Dataset items
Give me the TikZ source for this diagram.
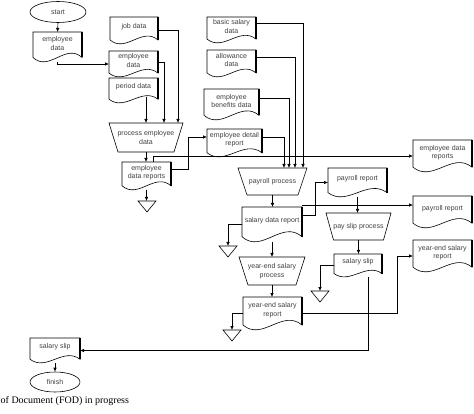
\documentclass[tikz,border=0pt]{standalone}
\usepackage{fontspec}
\setmainfont{Liberation Sans}
\newfontfamily\capfont{Liberation Serif}
\usetikzlibrary{arrows.meta,calc,shapes.geometric}
\tikzset{
 shp/.style={draw=black, line width=0.6pt},
 arr/.style={draw=black, line width=0.6pt, -{Latex[length=4pt,width=3.5pt]}},
 box/.style={draw=none, inner sep=0pt, outer sep=0pt, rectangle},
 txt/.style={inner sep=0pt, align=center, font=\fontsize{7}{8.5}\selectfont, text=black!75},
 term/.style={shp, ellipse, inner sep=0pt, font=\fontsize{7}{8.5}\selectfont, text=black!75},
}
\newcommand\mkdoc[6]{%
 \node[box, minimum width={#4-#2}, minimum height={#5-#3}] (#1) at ({(#2+#4)/2},{(#3+#5)/2}) {};
 \draw[shp] let \p1=(#1.north west), \p2=(#1.south east), \n1={\y1-\y2}, \n2={\x2-\x1} in
  (\x1,\y1) -- (\x2,\y1) -- (\x2,{\y2+0.15*\n1})
  .. controls ({\x2-0.33*\n2},{\y2+0.65*\n1}) and ({\x1+0.33*\n2},{\y2-0.35*\n1}) .. (\x1,{\y2+0.15*\n1}) -- cycle;
 \draw[line width=1.1pt] let \p1=(#1.north east), \p2=(#1.south east), \n1={\y1-\y2} in
  (\x1,\y1) -- (\x1,{\y2+0.15*\n1});
 \node[txt] (#1-t) at ($(#1.center)+(0,-3.5)$) {#6};}
\newcommand\mktrap[7]{%
 \node[box, minimum width={#4-#2}, minimum height={#5-#3}] (#1) at ({(#2+#4)/2},{(#3+#5)/2}) {};
 \draw[shp] (#1.north west) -- (#1.north east) -- ([xshift=-#6pt]#1.south east) -- ([xshift=#6pt]#1.south west) -- cycle;
 \node[txt] (#1-t) at (#1.center) {#7};}
\newcommand\mktri[4]{%
 \node[box, minimum width=18pt, minimum height={#4-#3}] (#1) at (#2,{(#3+#4)/2}) {};
 \draw[shp] (#1.north west) -- (#1.north east) -- (#1.south) -- cycle;}
\begin{document}
\begin{tikzpicture}[x=1pt,y=-1pt]
\useasboundingbox (0,0) rectangle (474,414);
% terminals
\node[term, minimum width=56pt, minimum height=21pt] (start) at (58,12) {start};
\node[term, minimum width=50pt, minimum height=20pt] (finish) at (55,382) {finish};
% documents
\mkdoc{ed1}{33}{32}{82}{62}{employee\\data}
\mkdoc{job}{110}{17}{158}{44}{job data}
\mkdoc{ed2}{109}{51}{158}{77}{employee\\data}
\mkdoc{period}{109}{78}{158}{103}{period data}
\mkdoc{edr}{122}{162}{171}{190}{employee\\data reports}
\mkdoc{bsd}{207}{17}{256}{43}{basic salary\\data}
\mkdoc{alw}{207}{50}{256}{77}{allowance\\data}
\mkdoc{ebd}{204}{89}{259}{120}{employee\\benefits data}
\mkdoc{edet}{207}{129}{262}{157}{employee detail\\report}
\mkdoc{edrR}{413}{140}{472}{172}{employee data\\reports}
\mkdoc{sdr}{242}{207}{302}{242}{salary data report}
\mkdoc{prep}{328}{168}{387}{197}{payroll report}
\mkdoc{prepR}{413}{196}{472}{228}{payroll report}
\mkdoc{yesr}{243}{297}{302}{330}{year-end salary\\report}
\mkdoc{yesrR}{413}{240}{472}{272}{year-end salary\\report}
\mkdoc{ss}{334}{254}{382}{277}{salary slip}
\mkdoc{ssL}{30}{338}{80}{363}{salary slip}
% manual operations
\mktrap{ped}{109}{123}{183}{152}{9}{process employee\\data}
\mktrap{pp}{238}{168}{307}{195}{9}{payroll process}
\mktrap{yesp}{239}{257}{305}{285}{9}{year-end salary\\process}
\mktrap{psp}{326}{213}{391}{240}{7.5}{pay slip process}
% storage triangles
\mktri{t1}{147}{201}{212}
\mktri{t2}{228}{246}{257}
\mktri{t3}{232}{330}{341}
\mktri{t4}{320}{291}{302}
% connectors
\draw[arr] (start.south) -- (ed1.north);
\draw[arr] (ed1.south) |- (ed2.west);
\draw[arr] (job.east) -| ($(ped.north)+(32,0)$);
\draw[arr] ($(ed2.east)+(0,-2)$) -| ($(ped.north)+(18,0)$);
\draw[arr] ($(ped.north |- period.south)+(0,-6)$) -- (ped.north);
\draw[arr] (ped.south) -- (ped.south |- edr.north);
\draw[arr] (edr.south) -- (edr.south |- t1.north);
\draw[arr] ($(edr.east)+(0,-7)$) -- ++(17,0) |- ($(edet.west)+(0,-6)$);
\draw[arr] ($(edr.north)+(7,0)$) |- (edrR.west);
\draw[arr] ($(bsd.east)+(0,-7)$) -| ($(pp.north)+(30.5,0)$);
\draw[arr] ($(alw.east)+(0,-6.5)$) -| ($(pp.north)+(22.5,0)$);
\draw[arr] ($(ebd.east)+(0,-6.5)$) -| ($(pp.north)+(16.5,0)$);
\draw[arr] ($(edet.east)+(0,-6)$) -| ($(pp.north)+(11.5,0)$);
\draw[arr] (pp.south) -- (pp.south |- sdr.north);
\draw[arr] (sdr.west) -| (t2.north);
\draw[arr] (sdr.south) -- (sdr.south |- yesp.north);
\draw[arr] ($(sdr.east)+(0,-9.5)$) -- ++(13,0) |- (prep.west);
\draw[arr] ($(sdr.north east)+(0,-2)$) -- ($(sdr.north east -| prepR.west)+(0,-2)$);
\draw[arr] (prep.south) -- (prep.south |- psp.north);
\draw[arr] (psp.south) -- (psp.south |- ss.north);
\draw[arr] (ss.west) -| (t4.north);
\draw[arr] ($(ss.south)+(10,0)$) |- (ssL.east);
\draw[arr] (yesp.south) -- (yesp.south |- yesr.north);
\draw[arr] (yesr.west) -| (t3.north);
\draw[arr] (yesr.east) -- ++(95,0) |- (yesrR.west);
\draw[arr] (ssL.south) -- (finish.north);
% caption
\node[anchor=base west, inner sep=0pt, font=\capfont\fontsize{10}{12}\selectfont] (cap) at (0.5,403.5) {of Document (FOD) in progress};
\end{tikzpicture}
\end{document}
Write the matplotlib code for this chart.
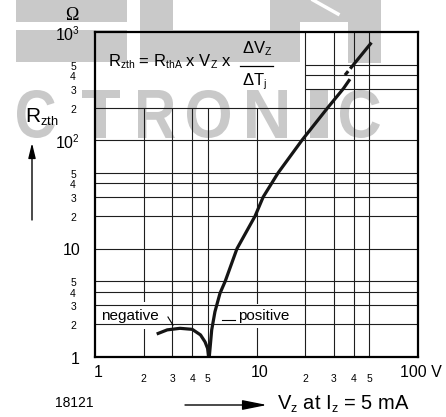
import matplotlib
matplotlib.use('Agg')
import matplotlib.pyplot as plt
from matplotlib.patches import Rectangle, PathPatch
from matplotlib.textpath import TextPath
from matplotlib.font_manager import FontProperties
from matplotlib.transforms import Affine2D, IdentityTransform, ScaledTranslation
from matplotlib.ticker import NullLocator
try:
    import matplotlib._mathtext as _mt
    _mt.SHRINK_FACTOR = 0.62
except Exception:
    pass

plt.rcParams['font.family'] = ['Liberation Sans', 'DejaVu Sans']
plt.rcParams['mathtext.fontset'] = 'custom'
plt.rcParams['mathtext.rm'] = 'Liberation Sans'
plt.rcParams['mathtext.it'] = 'Liberation Sans'
plt.rcParams['mathtext.default'] = 'regular'

# ---------------- data ----------------
neg_vz = [2.41, 2.8, 3.36, 4.0, 4.5, 4.8, 4.98, 5.05]
neg_r = [1.63, 1.78, 1.84, 1.80, 1.60, 1.38, 1.2, 1.0]

pos_vz = [5.1, 5.28, 5.53, 5.94, 6.4, 7.57, 9.8, 11.0, 13.6, 19.1, 27.6, 34.5, 37.9]
pos_r = [1.0, 1.78, 2.62, 3.87, 5.0, 10, 20, 30, 50, 100, 200, 300, 367]

upper_vz = [35.3, 51.5]
upper_r = [400, 798]

x_major = [1, 10, 100]
x_major_labels = ['1', '10', '100 V']
x_minor = [2, 3, 4, 5, 20, 30, 40, 50]
x_minor_labels = ['2', '3', '4', '5', '2', '3', '4', '5']
y_major = [1, 10, 100, 1000]
y_major_labels = ['1', '10', '10$^2$', '10$^3$']
y_minor = [2, 3, 4, 5, 20, 30, 40, 50, 200, 300, 400, 500]
y_minor_labels = ['2', '3', '4', '5', '2', '3', '4', '5', '2', '3', '4', '5']

# grid layout (partial lines in upper-left region where the formula sits)
grid_v_low = [2, 3, 4, 5, 10]
grid_v_full = [20, 30, 40, 50]
grid_h_full = [2, 3, 4, 5, 10, 20, 30, 40, 50, 100, 200]
grid_h_right = [300, 400, 500]

W, H = 446, 417
fig = plt.figure(figsize=(W / 100, H / 100), dpi=100)


def fx(px):
    return px / W


def fy(py):
    return 1 - py / H


# ---------------- watermark (behind) ----------------
wm = '#c9c9c9'
for (x0, y0, x1, y1) in [(16, 0, 127, 22), (16, 30, 127, 62), (140, 0, 173, 30),
                         (140, 30, 300, 62), (270, 0, 381, 22), (270, 22, 300, 30),
                         (348, 22, 381, 63)]:
    fig.add_artist(Rectangle((fx(x0), fy(y1)), fx(x1) - fx(x0), fy(y0) - fy(y1),
                             transform=fig.transFigure, facecolor=wm,
                             edgecolor='none', zorder=-2))
fig.add_artist(plt.Line2D([fx(313), fx(338)], [fy(0), fy(14)], transform=fig.transFigure,
                          color='white', lw=2.5, zorder=-1.5))

fp = FontProperties(family='Liberation Sans', weight='bold')
for ch, (x0, x1) in zip('CTRONIC', [(17, 55), (82, 120), (138, 175), (187, 230),
                                     (247, 287), (310, 328), (340, 380)]):
    tp = TextPath((0, 0), ch, size=1, prop=fp)
    ext = tp.get_extents()
    sx = (x1 - x0) / ext.width
    sy = 48 / ext.height
    tr = Affine2D().translate(-ext.x0, -ext.y0).scale(sx, sy).translate(x0, H - 138)
    fig.add_artist(PathPatch(tp, transform=tr + IdentityTransform(), facecolor=wm,
                             edgecolor='none', zorder=-1))

# ---------------- axes ----------------
ax = fig.add_axes([fx(95), fy(357), fx(418) - fx(95), fy(32) - fy(357)])
ax.set_xscale('log')
ax.set_yscale('log')
ax.set_xlim(1, 100)
ax.set_ylim(1, 1000)
ax.set_facecolor('none')
ax.set_xticks([])
ax.set_yticks([])
ax.xaxis.set_minor_locator(NullLocator())
ax.yaxis.set_minor_locator(NullLocator())
for s in ax.spines.values():
    s.set_linewidth(1.6)
    s.set_zorder(6)

gc = '#1e1e1e'
ax.vlines(grid_v_low, 1, 200, color=gc, lw=0.8, zorder=1)
ax.vlines(grid_v_full, 1, 1000, color=gc, lw=0.8, zorder=1)
ax.hlines(grid_h_full, 1, 100, color=gc, lw=0.8, zorder=3)
ax.hlines(grid_h_right, 20, 100, color=gc, lw=0.8, zorder=3)

cc = '#151515'
ax.plot(neg_vz, neg_r, color=cc, lw=2.3, solid_capstyle='butt', zorder=4)
ax.plot(pos_vz, pos_r, color=cc, lw=2.3, solid_capstyle='butt', zorder=4)
ln, = ax.plot(upper_vz, upper_r, color=cc, lw=2.3, solid_capstyle='butt', zorder=4)
ln.set_dashes((1.6, 1.0, 40, 0.01))

# curve labels
ax.text(1.09, 2.2, 'negative', fontsize=11, va='baseline', ha='left', zorder=2,
        bbox=dict(boxstyle='square,pad=0.42', facecolor='white', edgecolor='none'))
ax.text(7.68, 2.2, 'positive', fontsize=11, va='baseline', ha='left', zorder=2,
        bbox=dict(boxstyle='square,pad=0.35', facecolor='white', edgecolor='none'))
ax.plot([2.83, 3.04], [2.34, 1.97], color='k', lw=0.8, zorder=4)
ax.plot([6.11, 7.36], [2.2, 2.2], color='k', lw=0.8, zorder=4)

# tick labels
xtr = ax.get_xaxis_transform()
ytr = ax.get_yaxis_transform()
for v, lab in zip(x_major, x_major_labels):
    if lab.endswith('V'):
        ax.text(v, 0, lab, transform=xtr + ScaledTranslation(-18 / 100, -8 / 100, fig.dpi_scale_trans),
                ha='left', va='top', fontsize=11.5)
    else:
        ax.text(v, 0, lab, transform=xtr + ScaledTranslation(3 / 100, -8 / 100, fig.dpi_scale_trans),
                ha='center', va='top', fontsize=11.5)
for v, lab in zip(x_minor, x_minor_labels):
    ax.text(v, 0, lab, transform=xtr + ScaledTranslation(0, -17 / 100, fig.dpi_scale_trans),
            ha='center', va='top', fontsize=7.5)
for v, lab in zip(y_major, y_major_labels):
    ax.text(0, v, lab, transform=ytr + ScaledTranslation(-15 / 100, -2 / 100, fig.dpi_scale_trans),
            ha='right', va='center', fontsize=11.5)
for v, lab in zip(y_minor, y_minor_labels):
    ax.text(0, v, lab, transform=ytr + ScaledTranslation(-19 / 100, -2 / 100, fig.dpi_scale_trans),
            ha='right', va='center', fontsize=7.5)

# ---------------- figure texts ----------------
fig.text(fx(72), fy(15), 'Ω', fontsize=13, ha='center', va='center',
         family=['Liberation Serif', 'DejaVu Serif'])
fig.text(fx(108), fy(66.7), 'R$_{zth}$ = R$_{thA}$ x V$_{Z}$ x', fontsize=12, va='baseline')
fig.text(fx(257), fy(53), 'ΔV$_{Z}$', fontsize=12, va='baseline', ha='center')
fig.text(fx(255), fy(85), 'ΔT$_{j}$', fontsize=12, va='baseline', ha='center')
fig.add_artist(plt.Line2D([fx(240), fx(273)], [fy(66), fy(66)], transform=fig.transFigure,
                          color='k', lw=0.9))

fig.text(fx(25), fy(123), 'R$_{zth}$', fontsize=15, va='baseline', ha='left')
fig.text(fx(277), fy(410), 'V$_{z}$ at I$_{z}$ = 5 mA', fontsize=14.5, va='baseline', ha='left')
fig.text(fx(55), fy(407), '18121', fontsize=10, va='baseline', ha='left')

fig.add_artist(matplotlib.patches.FancyArrowPatch(
    (fx(32), fy(220)), (fx(32), fy(143)), transform=fig.transFigure,
    arrowstyle='-|>,head_length=0.9,head_width=0.22', mutation_scale=10,
    color='k', lw=1.0, shrinkA=0, shrinkB=0))
fig.add_artist(matplotlib.patches.FancyArrowPatch(
    (fx(185), fy(405)), (fx(267), fy(405)), transform=fig.transFigure,
    arrowstyle='-|>,head_length=1.5,head_width=0.3', mutation_scale=10,
    color='k', lw=1.0, shrinkA=0, shrinkB=0))

fig.savefig('out.png', dpi=100)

Given instruction
From the material above, gather all lines that include the string "matplotlib" and copy them.

Solved exercise
Write the matplotlib code for this chart.
import matplotlib
matplotlib.use('Agg')
import matplotlib.pyplot as plt
from matplotlib.patches import Rectangle, PathPatch
from matplotlib.textpath import TextPath
from matplotlib.font_manager import FontProperties
from matplotlib.transforms import Affine2D, IdentityTransform, ScaledTranslation
from matplotlib.ticker import NullLocator
    import matplotlib._mathtext as _mt
fig.add_artist(matplotlib.patches.FancyArrowPatch(
fig.add_artist(matplotlib.patches.FancyArrowPatch(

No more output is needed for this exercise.